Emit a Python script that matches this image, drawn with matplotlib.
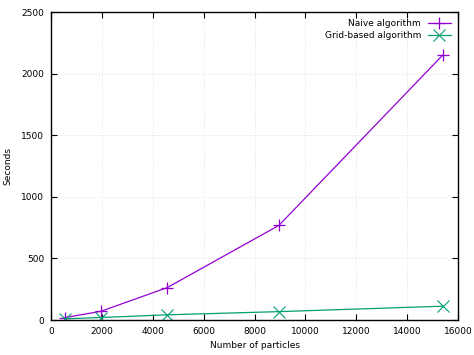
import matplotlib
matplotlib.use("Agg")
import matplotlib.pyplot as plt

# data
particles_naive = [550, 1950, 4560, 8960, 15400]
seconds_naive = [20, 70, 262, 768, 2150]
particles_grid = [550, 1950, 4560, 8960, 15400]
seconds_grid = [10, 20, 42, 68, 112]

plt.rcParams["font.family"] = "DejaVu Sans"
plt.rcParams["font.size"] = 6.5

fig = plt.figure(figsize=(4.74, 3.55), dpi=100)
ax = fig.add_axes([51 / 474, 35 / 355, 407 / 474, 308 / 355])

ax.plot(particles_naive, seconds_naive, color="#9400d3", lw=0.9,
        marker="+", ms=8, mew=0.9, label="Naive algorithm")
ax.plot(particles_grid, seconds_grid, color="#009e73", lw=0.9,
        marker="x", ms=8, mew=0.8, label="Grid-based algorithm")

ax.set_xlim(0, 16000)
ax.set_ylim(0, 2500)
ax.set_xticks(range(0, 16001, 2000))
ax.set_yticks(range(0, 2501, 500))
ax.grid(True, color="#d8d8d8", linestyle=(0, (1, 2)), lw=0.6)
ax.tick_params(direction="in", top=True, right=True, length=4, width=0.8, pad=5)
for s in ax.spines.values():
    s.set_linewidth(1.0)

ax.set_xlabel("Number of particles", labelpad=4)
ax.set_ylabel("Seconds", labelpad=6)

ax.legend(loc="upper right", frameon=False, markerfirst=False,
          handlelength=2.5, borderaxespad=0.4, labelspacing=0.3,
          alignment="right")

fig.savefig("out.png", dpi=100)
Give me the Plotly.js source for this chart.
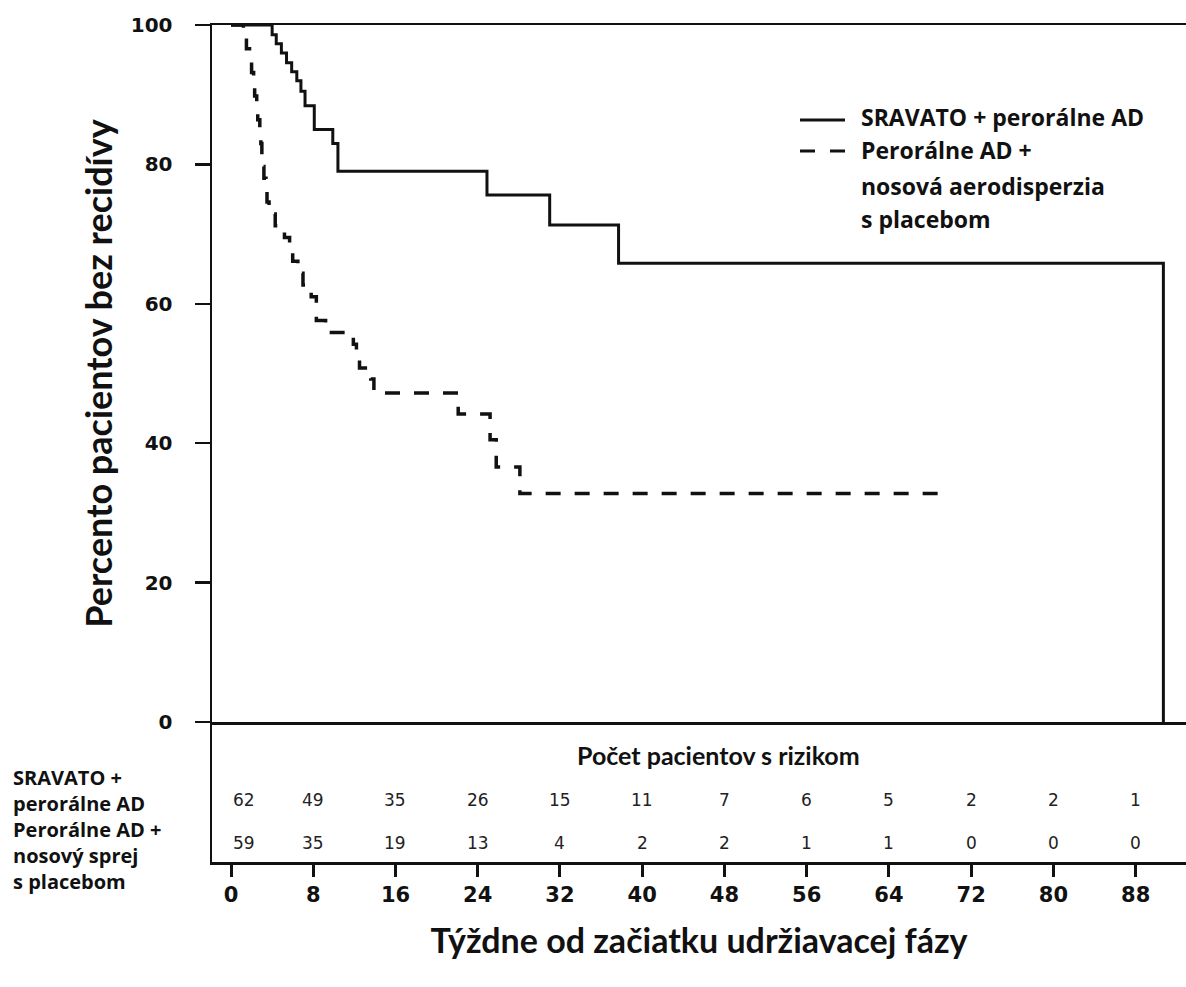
++++++
Task to carry out: Write out the entries again, exactly as given, skipping any images.

Expected answer:
Emit a Python script that matches this image, drawn with matplotlib.
import matplotlib
matplotlib.use("Agg")
import matplotlib.pyplot as plt

# data
particles_naive = [550, 1950, 4560, 8960, 15400]
seconds_naive = [20, 70, 262, 768, 2150]
particles_grid = [550, 1950, 4560, 8960, 15400]
seconds_grid = [10, 20, 42, 68, 112]

plt.rcParams["font.family"] = "DejaVu Sans"
plt.rcParams["font.size"] = 6.5

fig = plt.figure(figsize=(4.74, 3.55), dpi=100)
ax = fig.add_axes([51 / 474, 35 / 355, 407 / 474, 308 / 355])

ax.plot(particles_naive, seconds_naive, color="#9400d3", lw=0.9,
        marker="+", ms=8, mew=0.9, label="Naive algorithm")
ax.plot(particles_grid, seconds_grid, color="#009e73", lw=0.9,
        marker="x", ms=8, mew=0.8, label="Grid-based algorithm")

ax.set_xlim(0, 16000)
ax.set_ylim(0, 2500)
ax.set_xticks(range(0, 16001, 2000))
ax.set_yticks(range(0, 2501, 500))
ax.grid(True, color="#d8d8d8", linestyle=(0, (1, 2)), lw=0.6)
ax.tick_params(direction="in", top=True, right=True, length=4, width=0.8, pad=5)
for s in ax.spines.values():
    s.set_linewidth(1.0)

ax.set_xlabel("Number of particles", labelpad=4)
ax.set_ylabel("Seconds", labelpad=6)

ax.legend(loc="upper right", frameon=False, markerfirst=False,
          handlelength=2.5, borderaxespad=0.4, labelspacing=0.3,
          alignment="right")

fig.savefig("out.png", dpi=100)
Give me the Plotly.js source for this chart.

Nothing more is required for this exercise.